Para o consultor, a tendência é que o Banco Central, nos próximos anos, comece a editar normas que acabem gradativamente com as barreiras aos novos entrantes. As empresas que entraram nesse mercado recentemente possuem redes com tecnologias mais modernas e custos mais competitivos que as líderes do setor. Rede e Cielo não atualizam suas redes há vários anos, o que gera custos desnecessários à operação. A Cielo chegou a comprar a empresa americana Merchant e-Solutions por US$ 670 milhões em 2012 com o objetivo de adquirir tecnologia de ponta para tropicalizá-la e usá-la na atualização de seus sistemas. “Eles pagaram caro pelo ativo.
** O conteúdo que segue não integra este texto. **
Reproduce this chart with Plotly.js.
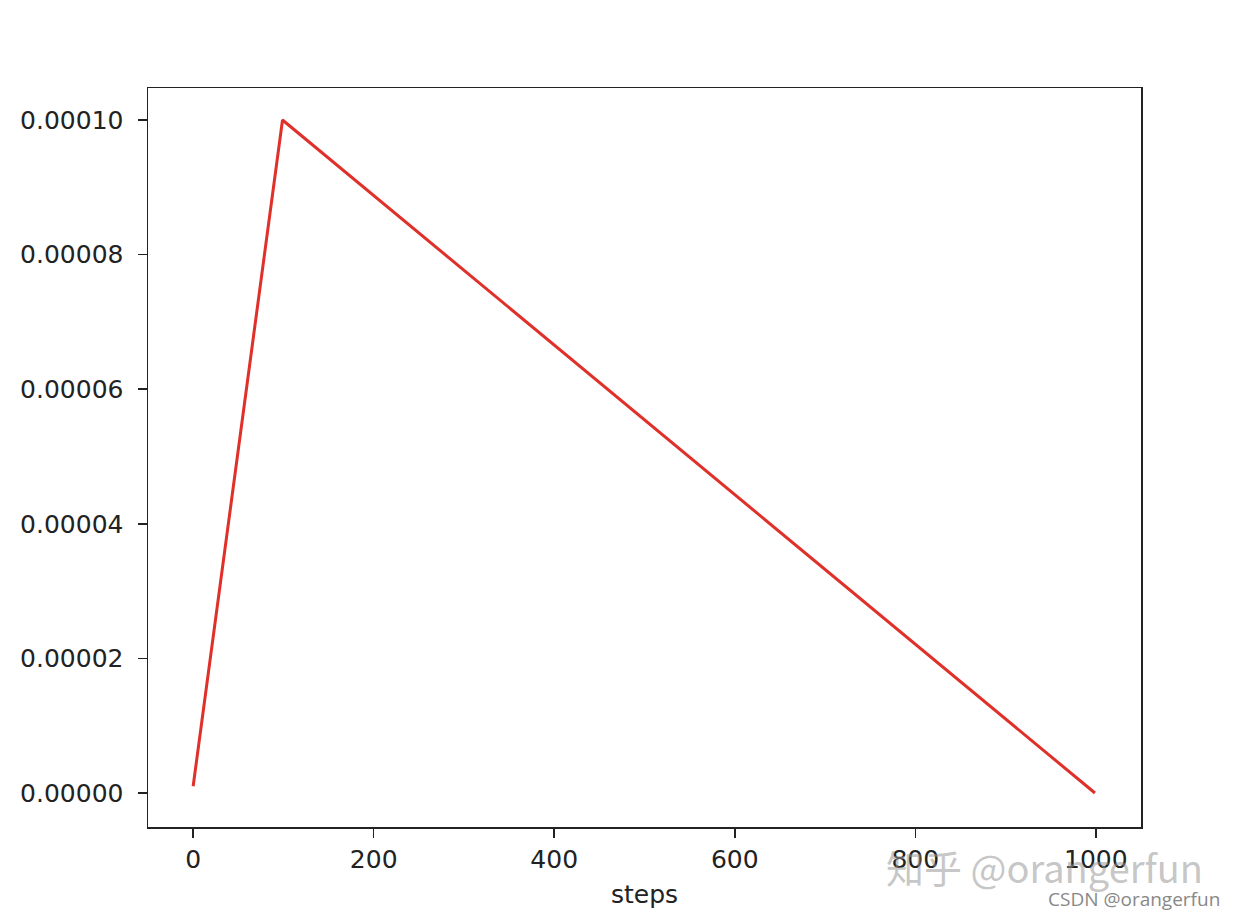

Mas passaram-se dois anos, não fizeram a atualização da rede e acredito que ainda possa demorar mais dois anos para que o projeto seja concluído”, diz Edson.

O consultor lembra que o BC só ganhou poder formal para regulamentar empresas de cartões há pouco mais de um ano. Como o BC ainda está entendendo como funciona o mercado e como atuam as quase mil empresas que funcionam como emissores, bandeiras e adquirentes, ainda não houve tempo necessário para mexer na regulamentação. Mas ele acredita que medidas que favoreçam a competição serão gradativamente anunciadas nos próximos anos.